Must be a thing. The first night in our new home, my wife took a bath. I was sitting on the sofa downstairs when it started raining inside. She liked to keep a slow trickle of water running, and once it hit the overflow, it worked its way downstairs. Had the plumber out, he found a never connected overflow (along with apparently a very confusing set of pipes that were working so we just left it. Not enough of a plumber to understand/remember what he was describing 20+ years ago).

This is what I’m thinking, kayaker. What’s on the other side of the wall from the wet spot? If it’s a bathroom, I’d start looking there. It could be a small leak from the toilet coupling, or the wax seal, or maybe the shower/bathtub. A small leak could get under the wall and start soaking the hall carpet.
Reading back through your posts I’m starting to suspect the bathroom more than anything. I see there is one close to the hall but no water lines near the hall, but leaks can be very insidious and travel unseen along walls until they either find an outlet or something nice and absorbent, like a carpet.

That would be my bet.

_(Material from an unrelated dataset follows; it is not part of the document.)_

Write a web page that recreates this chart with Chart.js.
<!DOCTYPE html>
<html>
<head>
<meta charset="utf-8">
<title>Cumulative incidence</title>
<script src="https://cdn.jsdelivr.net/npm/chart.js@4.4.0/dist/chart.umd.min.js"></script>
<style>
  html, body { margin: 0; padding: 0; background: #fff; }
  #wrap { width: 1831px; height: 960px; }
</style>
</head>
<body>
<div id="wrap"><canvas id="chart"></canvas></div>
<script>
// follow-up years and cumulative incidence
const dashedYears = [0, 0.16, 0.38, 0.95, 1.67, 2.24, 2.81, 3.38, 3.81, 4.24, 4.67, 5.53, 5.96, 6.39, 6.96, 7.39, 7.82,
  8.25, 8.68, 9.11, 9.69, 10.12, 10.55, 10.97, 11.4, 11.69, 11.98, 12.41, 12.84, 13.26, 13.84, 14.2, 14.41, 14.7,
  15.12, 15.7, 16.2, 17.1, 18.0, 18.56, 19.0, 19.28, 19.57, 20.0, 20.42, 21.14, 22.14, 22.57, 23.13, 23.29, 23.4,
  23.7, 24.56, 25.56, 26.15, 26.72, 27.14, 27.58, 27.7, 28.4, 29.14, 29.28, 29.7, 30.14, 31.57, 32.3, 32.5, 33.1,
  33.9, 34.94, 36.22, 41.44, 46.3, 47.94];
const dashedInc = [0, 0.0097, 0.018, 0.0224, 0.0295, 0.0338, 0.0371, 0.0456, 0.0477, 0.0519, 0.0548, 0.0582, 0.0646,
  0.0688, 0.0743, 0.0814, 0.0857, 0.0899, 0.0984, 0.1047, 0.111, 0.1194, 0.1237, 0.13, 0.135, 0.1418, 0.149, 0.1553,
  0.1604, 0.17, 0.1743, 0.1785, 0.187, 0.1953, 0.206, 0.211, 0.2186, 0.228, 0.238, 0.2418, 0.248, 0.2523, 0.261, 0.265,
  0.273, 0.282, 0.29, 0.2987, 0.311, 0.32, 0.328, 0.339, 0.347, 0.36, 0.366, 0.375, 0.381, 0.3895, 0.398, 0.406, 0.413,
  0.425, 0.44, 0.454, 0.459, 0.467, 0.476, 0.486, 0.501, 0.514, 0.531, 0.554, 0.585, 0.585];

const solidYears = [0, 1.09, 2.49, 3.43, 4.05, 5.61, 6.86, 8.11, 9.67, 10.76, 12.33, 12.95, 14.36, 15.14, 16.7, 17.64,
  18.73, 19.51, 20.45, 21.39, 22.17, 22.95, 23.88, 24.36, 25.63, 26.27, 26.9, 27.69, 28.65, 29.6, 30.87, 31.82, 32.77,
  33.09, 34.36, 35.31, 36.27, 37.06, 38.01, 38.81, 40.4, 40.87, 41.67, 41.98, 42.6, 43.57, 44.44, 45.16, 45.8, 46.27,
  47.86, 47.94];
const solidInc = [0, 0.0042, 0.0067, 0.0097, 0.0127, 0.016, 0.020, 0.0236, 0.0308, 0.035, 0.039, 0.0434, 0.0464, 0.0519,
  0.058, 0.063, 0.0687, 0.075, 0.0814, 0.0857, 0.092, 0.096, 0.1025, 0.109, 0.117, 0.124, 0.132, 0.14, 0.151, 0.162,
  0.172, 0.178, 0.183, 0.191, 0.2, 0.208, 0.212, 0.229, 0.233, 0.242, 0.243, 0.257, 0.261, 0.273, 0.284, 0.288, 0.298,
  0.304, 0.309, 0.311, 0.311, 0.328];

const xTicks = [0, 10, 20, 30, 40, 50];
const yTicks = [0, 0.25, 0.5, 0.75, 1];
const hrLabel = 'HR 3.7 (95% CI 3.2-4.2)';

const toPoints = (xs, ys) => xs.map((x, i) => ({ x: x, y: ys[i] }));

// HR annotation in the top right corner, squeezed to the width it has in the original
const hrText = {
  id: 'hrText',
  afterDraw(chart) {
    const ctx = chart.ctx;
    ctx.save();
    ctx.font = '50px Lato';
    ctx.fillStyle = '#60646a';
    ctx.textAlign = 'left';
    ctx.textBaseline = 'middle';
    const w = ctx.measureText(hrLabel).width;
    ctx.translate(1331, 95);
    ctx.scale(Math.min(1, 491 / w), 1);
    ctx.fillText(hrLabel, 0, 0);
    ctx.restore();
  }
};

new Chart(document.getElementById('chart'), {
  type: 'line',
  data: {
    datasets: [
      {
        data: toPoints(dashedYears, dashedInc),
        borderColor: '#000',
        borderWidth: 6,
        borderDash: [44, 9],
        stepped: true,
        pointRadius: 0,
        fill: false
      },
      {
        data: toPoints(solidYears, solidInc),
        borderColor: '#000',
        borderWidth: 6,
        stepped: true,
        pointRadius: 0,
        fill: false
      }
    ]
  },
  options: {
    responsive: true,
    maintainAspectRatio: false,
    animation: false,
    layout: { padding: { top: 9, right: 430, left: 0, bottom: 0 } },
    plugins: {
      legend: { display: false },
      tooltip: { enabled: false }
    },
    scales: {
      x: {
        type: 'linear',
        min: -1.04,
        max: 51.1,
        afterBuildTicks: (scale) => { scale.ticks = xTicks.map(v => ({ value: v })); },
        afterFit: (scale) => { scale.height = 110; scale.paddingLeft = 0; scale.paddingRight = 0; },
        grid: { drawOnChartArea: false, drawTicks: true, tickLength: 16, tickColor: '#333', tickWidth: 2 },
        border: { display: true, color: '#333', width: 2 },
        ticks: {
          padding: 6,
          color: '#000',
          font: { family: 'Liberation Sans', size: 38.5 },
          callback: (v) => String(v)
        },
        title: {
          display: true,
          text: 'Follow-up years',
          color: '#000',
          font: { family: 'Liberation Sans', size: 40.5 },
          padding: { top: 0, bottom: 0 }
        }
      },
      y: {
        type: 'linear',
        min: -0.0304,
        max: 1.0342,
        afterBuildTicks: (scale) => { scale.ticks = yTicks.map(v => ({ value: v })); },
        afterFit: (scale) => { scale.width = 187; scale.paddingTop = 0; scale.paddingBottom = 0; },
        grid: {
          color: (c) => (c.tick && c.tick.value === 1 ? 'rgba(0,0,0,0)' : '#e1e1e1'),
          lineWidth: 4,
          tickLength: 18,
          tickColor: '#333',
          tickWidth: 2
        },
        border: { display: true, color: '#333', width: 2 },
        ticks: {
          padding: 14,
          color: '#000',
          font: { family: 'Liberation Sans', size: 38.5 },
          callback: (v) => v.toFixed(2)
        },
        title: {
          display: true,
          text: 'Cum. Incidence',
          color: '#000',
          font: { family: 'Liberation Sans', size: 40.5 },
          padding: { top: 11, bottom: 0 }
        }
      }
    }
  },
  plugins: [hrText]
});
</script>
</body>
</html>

We had water come out the bedroom ceiling fixture every great now and then and since the roof was old and all I assumed that was the issue even though the attic seemed pretty darn dry. One roof later we still got the same thing now and then. Turned out to be bad flashing/sealing around the one chimney and the water would sometimes find its way down along the bricks, across a beam between the attic and second floor along the electrical lines :eek: and out the fixture. Two tubes of caulk, a trip to the roof, and no problem since. Water does some strange things.

Help troubleshoot my mystery wet spot

Do you have any history of sleep-walking, -peeing, or -happy endings?

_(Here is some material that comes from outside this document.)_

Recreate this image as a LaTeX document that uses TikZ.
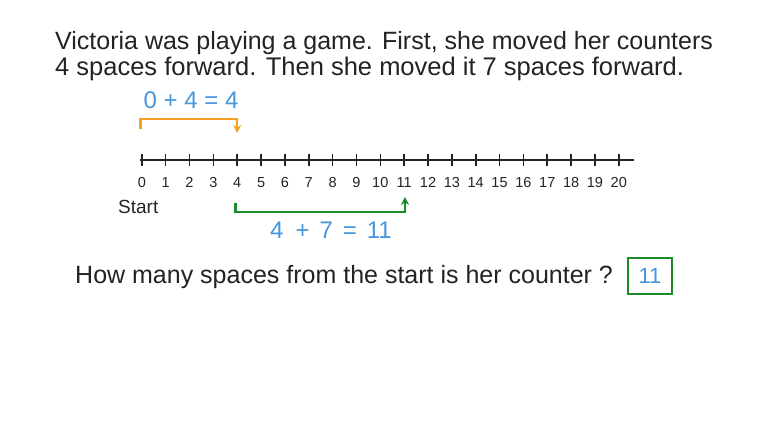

On the first night in our humble little home after our humble little honeymoon I awoke to find the bed was WET!
As I was planning on returning her home to her parents she was awake thinking it was ME!
Turns out the roof leaked!!
We’ve both had lots of good laughs and this was only 45 years ago. :<)

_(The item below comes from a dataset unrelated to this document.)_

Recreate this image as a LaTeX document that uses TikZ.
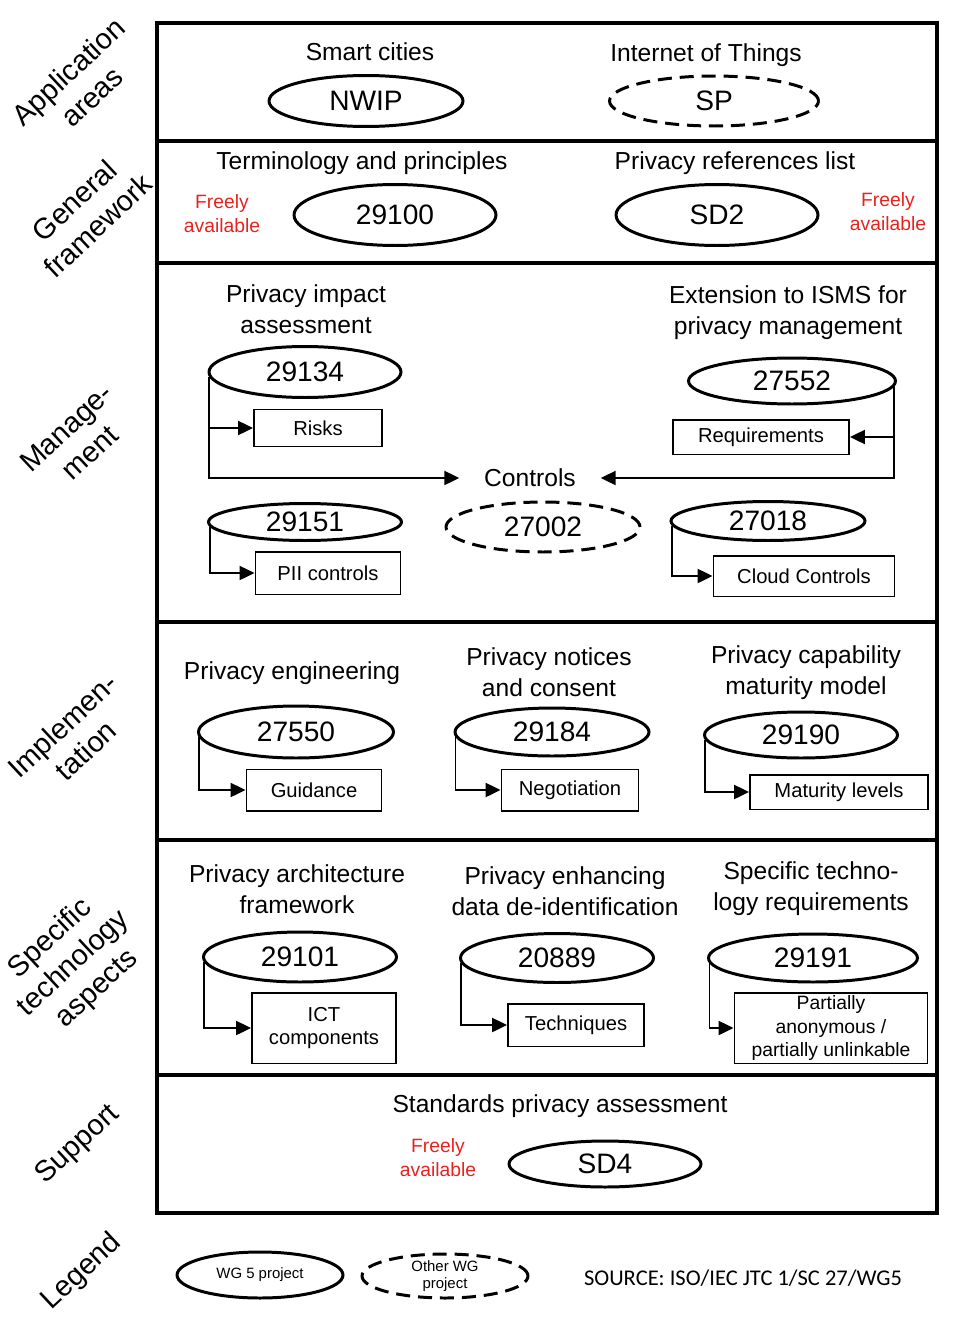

No, That bathroom is the guest bathroom, last used over xmas.

Went up into the attic and may have found the problem. I cannot say with certainty, because there is no decking in the direction of the problem. I rearranged the stuff store in the attic, an ID’d the general area that is involved.

The roof at that spot is complicated. The sunroom addition abuts there. If the soffitt/fascia there is to blame, water would leak right into the spot where the the spot is located. Looking around in the attic there is no other explanation.

Now another issue. The roof is only 4 or 5 years old. So, I contacted the roofer and we talked. He suggested alternate explanations (all of which have been discussed in this thread) and I explained why I do not think they are viable explanations. Eventually he agreed that the roof/soffitt/fascia needs to be checked. I told him I do not expect a free inspection, but just want to get to the bottom of things.

We are a good customer ( have referred a few others). He is going to stop out later in the week. I suspect maybe leaves in the gutter/ice dam/etc.

I was sort of hoping the explanation would be more ----- Satanic? :wink: ------ but my bet is that you’re pretty much right.

If there’s a leak in the roof, the water could be finding its way along the ceiling and finding an exit opening - through that light fixture. At our last house, there was an issue with a slow drip in the bathtub in the kids’ bathroom (I don’t know whether it was the drain or a feeder pipe, but we had to cut a hole in the wall of the closet in the adjacent room to get to it). It manifested by occasionally dripping through one of the recessed lights in the living room.

Are there any pipes in the ceiling? You sure about that? Go up in the attic and check out what’s near that spot. Check for any evidence of moisture near that spot even if there are no pipes.

Oooh - and utterly unrelated to the OP’s situation but we had a baffling wet spot in our basement, years back (same townhouse as the dripping light fixture). It was on a side wall, about 2 feet back from the front wall. We thought it was because of a downspout, so we had that corrected to drain further away from the house.

Then it recurred.

And it was happening on days when there had been no rain for weeks.

There were no pipes anywhere near it, though we checked out anything nearby. Naturally this occurred when we had put the house on the market, and it nearly cost us the sale. The buyers were literally about to walk away… and the neighbor knocked. Turns out, the air conditioner’s inner portion, in the furnace room, had a pipe to handle the condensate, which was simply laid across the floor and pointed at a floor drain. Theirs had somehow gotten knocked out of place, gone unnoticed for several years, and was puddling against the wall between our two units. PHEW!!!

The other dampness issue we had at the same time, which might be more relevant: a spot in the finished basement ceiling. That ultimately turned out to be our own fault: we had put mesh screens over several vent openings because birds had taken to nesting in the kitchen exhaust fan pipe. Unfortunately, it didn’t occur to us that doing this to the dryer vent was a bad idea. That pipe - which ran some 12 feet through the ceiling to the outdoor opening - had gotten stuffed with years of dryer lint. When we figured that out, we wound up with several bags full of very old, soggy lint, and a LOT of drywall that had to be patched. EWWW.

So anyway, are there any vent pipes that go through that ceiling or the floor? These might either directly allow water in from the outside, or could be trapping damp dryer lint.

My bathtub had a crack in it that was discovered when my daughter ran water for a bath, went downstairs to grab a magazine and noticed water leaking out of the kitchen ceiling light fixture.

The roofer finally came. He insisted that the problem was likely something other than the roof. He wanted to look up above the basement ceiling tiles (which I’d already done). So he looked and agreed with me that all was cool there. Then he suggested a pipe in the attic (which I’d already ruled out), so he went up, looked, and agreed that wasn’t the problem.

Eventually he went up on the roof. He came off the roof and told us there was a problem. He was kind of pissed at whichever of his employees did that part of the roof. He said there were difficult angles from the sun-room’s roof attaching there, and he said he did not recall working on that part.

He spent a few hours on the roof and when he finished he said all was good now. I got out my checkbook, but he said I owed nothing. I offered to pay for supplies, but he pointed out (correctly) that I’d probably spent more just on aggravation over dealing with the problem.

Looks like all is well now.

Sounds like this is a roofer you should hang on to and recommend to others and write nicely about him on line. I hope this is really the fix, anyhow!